The sacredness of the individual

Proclaim that fundamental in the gospel plan is the sacredness of the individual; that God’s work and glory is “to bring to pass the immortality and eternal life of man” (Moses 1:39).

Under this concept, it is a great indeed not a crime, for any government, any labor union, or any other organization to deny a man the right to speak, to worship, and to work.

The least child was sacred to Jesus. “. . . it is not the will of your Father which is in heaven, that one of these little ones should perish”  (Matthew 18:14) What would that simple truth mean in this world? “Inasmuch as ye have done it unto one of the least of these my brethren, ye have done it unto me”  (Matthew 25:40) And in this modern day, he said, “Remember the worth of souls is great”  (D&C 18:10)

A proper conception of this divine principle would change the attitude of the world to the benefit and happiness of all human beings. It would bring into active operation the Golden Rule: “Do unto others as you would have others do unto you” (see Matthew 7:12). What a different world this would be if men would accumulate wealth, for example, not as an end, but as a means of blessing human beings and improving human relations.

Declare the truth that man has the inherent power to do right or to do wrong. In this he has his free agency to choose the right and obtain salvation, or he may choose to do evil and commit abominations.

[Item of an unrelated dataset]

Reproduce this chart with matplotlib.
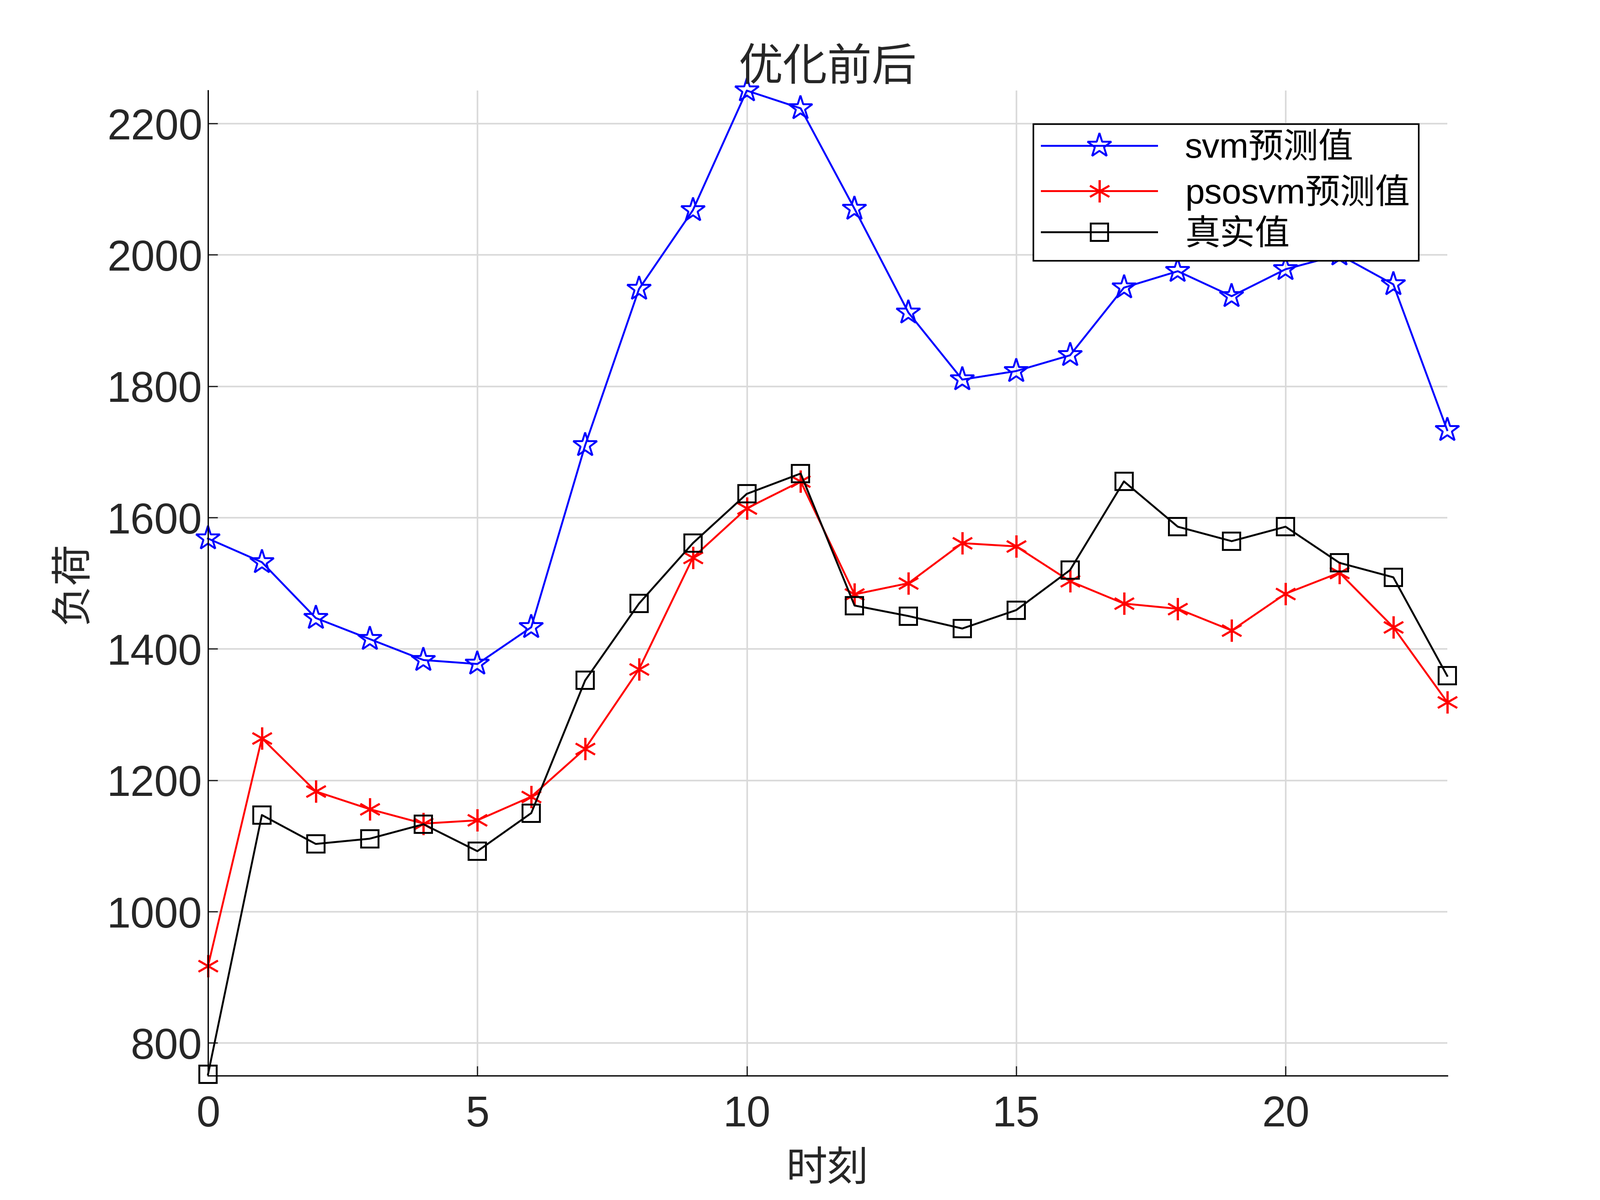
import glob
import numpy as np
import matplotlib.pyplot as plt
from matplotlib import font_manager

# find a CJK font file and register it
cjk_name = None
for f in font_manager.fontManager.ttflist:
    if "CJK" in f.name or "CJK" in f.fname:
        cjk_name = f.name
        if "SC" in f.name:
            break
if cjk_name is None:
    for path in glob.glob("/usr/share/fonts/**/*CJK*", recursive=True):
        try:
            font_manager.fontManager.addfont(path)
            cjk_name = font_manager.FontProperties(fname=path).get_name()
            break
        except Exception:
            pass
if cjk_name is None:
    cjk_name = "Noto Sans CJK SC"
plt.rcParams["font.family"] = ["Liberation Sans", cjk_name]

hours = np.arange(24)
svm_pred = [1568, 1532, 1447, 1415, 1383, 1377, 1433, 1710, 1948, 2068, 2250, 2223,
            2070, 1912, 1810, 1823, 1847, 1950, 1975, 1937, 1978, 2000, 1955, 1733]
psosvm_pred = [917, 1264, 1183, 1156, 1134, 1139, 1175, 1248, 1369, 1539, 1614, 1655,
               1483, 1500, 1561, 1556, 1503, 1469, 1461, 1428, 1484, 1516, 1433, 1319]
actual = [752, 1147, 1103, 1111, 1133, 1092, 1150, 1352, 1469, 1561, 1636, 1667,
          1466, 1450, 1431, 1459, 1520, 1655, 1586, 1564, 1586, 1531, 1509, 1359]

fig = plt.figure(figsize=(14, 10.5), dpi=250)
ax = fig.add_axes([0.130, 0.1035, 0.7745, 0.821])

ax.plot(hours, svm_pred, color="blue", lw=1.2, marker="*", ms=16, mfc="none", mew=1.2,
        label="svm预测值", clip_on=False)
ax.plot(hours, psosvm_pred, color="red", lw=1.2, marker=(6, 2, 0), ms=14, mew=1.2,
        label="psosvm预测值", clip_on=False)
ax.plot(hours, actual, color="black", lw=1.2, marker="s", ms=11, mfc="none", mew=1.2,
        label="真实值", clip_on=False)

ax.set_xlim(0, 23)
ax.set_ylim(750, 2250)
ax.set_xticks([0, 5, 10, 15, 20])
ax.set_yticks(range(800, 2201, 200))
ax.grid(True, color="#d9d9d9", lw=1)
for s in ["top", "right"]:
    ax.spines[s].set_visible(False)
ax.tick_params(labelsize=27, direction="in", length=6, colors="#262626")
ax.tick_params(axis="x", pad=12)
cjk_font = {"family": cjk_name}
ax.set_xlabel("时刻", fontsize=26, color="#262626", fontdict=cjk_font, labelpad=8)
ax.set_ylabel("负荷", fontsize=26, color="#262626", fontdict=cjk_font, labelpad=8)
ax.set_title("优化前后", fontsize=28, color="#262626", pad=0, fontdict=cjk_font)

leg = ax.legend(loc="upper right", bbox_to_anchor=(0.977, 0.966), fontsize=22,
                fancybox=False, edgecolor="black", framealpha=1, handlelength=3.3,
                borderaxespad=0, labelspacing=0.25, borderpad=0.25)
leg.get_frame().set_linewidth(1)

fig.savefig("out.png")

Respect for governments divinely established

Preach that the plan of salvation involves the belief that governments were instituted of God for the benefit of man (D&C 134:1). Man was not born for the benefit of the state. Preach that no government can exist in peace, and I quote from the Doctrine and Covenants, “except such laws are framed and held inviolate as will secure to each individual the free exercise of conscience, the right and control of property, and the protection of life” (D&C 134:2).

Necessity for honesty and loyalty

Proclaim the necessity of honesty and loyalty, doing an honest day’s work for an honest day’s pay. Preach that honesty in government is essential to the perpetuation and stability of our government as it is necessary to the stability of character in the individual. “We believe in being honest, true, chaste, benevolent, virtuous, and in doing good to all men . . . If there is anything virtuous, lovely, or of good report, or praiseworthy, we seek after these things” (Articles of Faith 1:13).

Proclaim that God lives, and that his Beloved Son is the Redeemer and Savior of mankind; that he stands at the head of his Church that bears his name; that he guides and inspires those who are authorized to represent him here on earth, authorized by the priesthood when heavenly messengers bestowed upon the Prophet Joseph Smith and others associated with him divine authority.

Responsibility of everyone

Preach that the responsibility of declaring this plan of life, this way of life, this plan of salvation, rests upon the entire membership of the Church, but most particularly upon those who have been ordained to the priesthood and who have been called as leaders and servants of the people.

Verities promulgated by the Son of God

These eternal verities are as applicable in the year 1966 as they were when Jesus first promulgated them and they will remain fundamental and essential in man’s progress and happiness as long as life and being last.

In the questioning days of early boyhood, I first felt a kinship with Christ, our Lord and Savior. I know his love and his divine guidance. He is the sinless Son of man. “He is the first and the last . . . and [is] alive for evermore” (see Revelations 1:18). Only by obedience to his teachings can man find happiness and peace. Our Father is a kind and loving Heavenly Father who is as ready and eager today as ever to bless and to guide all his children who will sincerely seek him, and I bear you witness to that truth.

God help us all to walk in the light as he is in the light (1 John 1:7), thereby avoiding the unhappiness, sinfulness, and misery of a misguided world, and find joy and peace and beauteous life here in this probation and in the life to come, I humbly pray in the name of Jesus Christ. Amen.